Early in his career in Ireland, and following a visit to revolutionary France, Castlereagh recoiled from the democratic politics of his Presbyterian constituents in Ulster. Crossing the floor of the Irish Commons in support of the government, he took a leading role in detaining members of the republican conspiracy, the United Irishmen, his former political associates among them. After the 1798 Rebellion, as Chief Secretary for Ireland he pushed the Act of Union through the Irish Parliament. But it was without the Catholic Emancipation that both he and British Prime Minister William Pitt believed should have accompanied the creation of a United Kingdom.
From 1805 Castlereagh served under Pitt and then the Duke of Portland as Secretary of State for War. In 1809 he was obliged to resign after fighting a duel with the Foreign Secretary, George Canning.
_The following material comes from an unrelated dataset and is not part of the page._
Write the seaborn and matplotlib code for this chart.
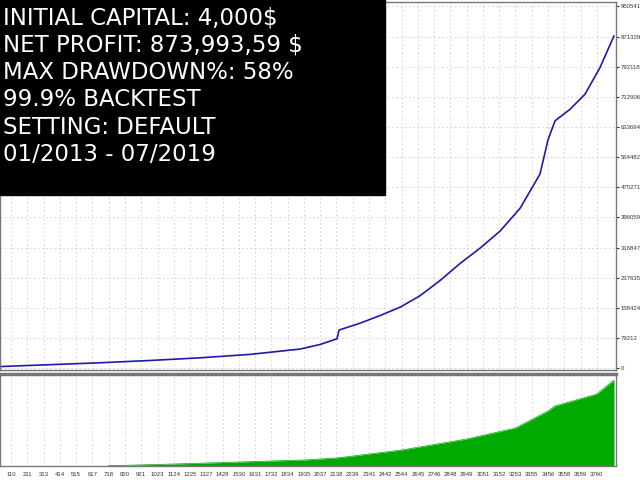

In 1812 Castlereagh returned to government serving Lord Liverpool as Foreign Secretary and as Leader of the House of Commons.
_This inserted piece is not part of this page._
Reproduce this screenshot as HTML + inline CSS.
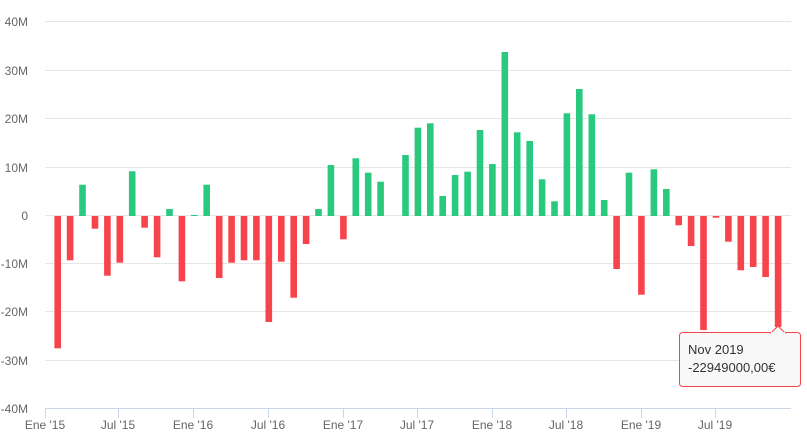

Castlereagh organised and financed the alliance that defeated Napoleon, bringing the powers together at the Treaty of Chaumont in 1814. After Napoleon's second abdication in 1815, Castlereagh worked with the European courts represented at the Congress of Vienna to frame the territorial, and broadly conservative, continental order that was to hold until mid-century. He blocked harsh terms against France believing that a treaty based on vengeance and retaliation would upset a necessary balance of powers. France restored the Bourbons kings and her frontiers were restored to 1791 lines. Her British-occupied colonies were returned. In 1820 Castlereagh enunciated a policy of non-intervention, proposing that Britain hold herself aloof from continental affairs.
After 1815, at home, Castlereagh supported repressive measures that linked him in public opinion to the Peterloo Massacre of 1819. Widely reviled in both Ireland and Great Britain, overworked, and personally distressed, Castlereagh died of suicide in 1822.